Efficiency comes at a cost. Some unusual blob topographies, particularly large concave or twisting areas, may cause one larger blob to appear as two or more. A simple merge algorithm can fix many of these cases. In addition, the algorithm must be run again if two colors must be detected at once, halving the effective processing rate.

Upgrades to AMSv3

The third revision to AMS retains many of the features of revision two, but increases performance yet more by avoiding the load-hit-store stalls which plagued the old version (for more information, see Debugging). Previously, the surrounding pixels were referenced using array indexing on a "leading" and "trailing" pointer, but the compiler had to load the eight surrounding values from pointers each loop, and store the middle one each loop. One "load" on subsequent loops would hit the "store" from the last loop, stalling the CPU until the value makes a round trip to the cache.

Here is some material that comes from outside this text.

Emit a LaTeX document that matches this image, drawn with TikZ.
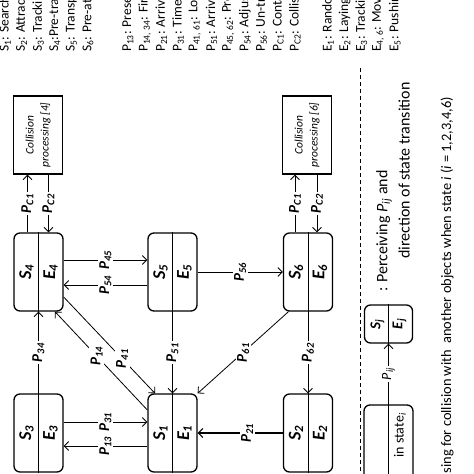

To fix the situation, six additional local variables were used to hold the shared values between the previous computation and the next. Therefore, per computation, only three values are loaded from memory and one value stored. The store will not block any future instructions, since nobody will have to load from that location again until the next pass. While the performance impact of this change is still unknown, estimations by the author might suggest a 2-3x performance increase on ARM load-store in-order platforms but a lesser increase on the out-of-order x86 with store forwarding.

Getting Real-Time

AMSv3 was sufficiently fast on the desired development platforms that the main bottlenecks to real-time image processing became the underlying libraries. OpenCV's image capture negotiates uncompressed video by default for best quality, under the assumption that the USB controller can maintain at least high-speed (12 Mbps) video. However, the USB controllers on ARM boards such as the Beagleboard and Pandaboard have trouble dealing with this much data and stall out at around 10 FPS. Writing a custom video4linux driver to negotiate compressed Motion JPEG file transfer instead reduced USB data consumption by a factor of ten or more to alleviate this bottleneck.

However, the OpenCV JPEG decoder then got in the way, limiting framerate to about 18 FPS. A quick fix to stop OpenCV from using a temporary file gained slightly to 20 FPS. But swapping OpenCV out entirely for a direct call to an optimized JPEG library which uses the ARM's NEON floating point extensions provided the final push needed to hit full real-time image processing. At a full 640x480 pixels and with a typical dynamic image, the multithreaded algorithm pushed 28 FPS end-to-end with negligible lag.

Moral of the story: Writing a good algorithm is half the battle. The other half of performance is obsessive optimization in the quest for the impossible.

Future Work

It is still yet possible to improve AMS performance, possibly by a factor of over ten times. Most desirable blobs have been found to form fairly convex shapes with properly tuned color models. Since very small or wavy blobs will fail post-processing checks, one possible improvement would be to scale the source image down by a factor of 8 or 16, so that the algorithm would run on a 40x30 image instead of a 640x480 image. This would be hundreds of times faster, since the current AMS runtime depends on the number of image pixels.

Then, the resulting blobs would be scaled back up using a nearest-neighbor approach to full size, and the edges of blobs analyzed to fine tune the area, bounds, and confidence. While this would be expensive, it would only run on the perimeter of found blobs in the small image, avoiding falsely examining most types of image noise that might match the color model. No work has been done to estimate the overall impact on run time, but the acquisition of the ODROID-XU may make further AMS advancements unnecessary.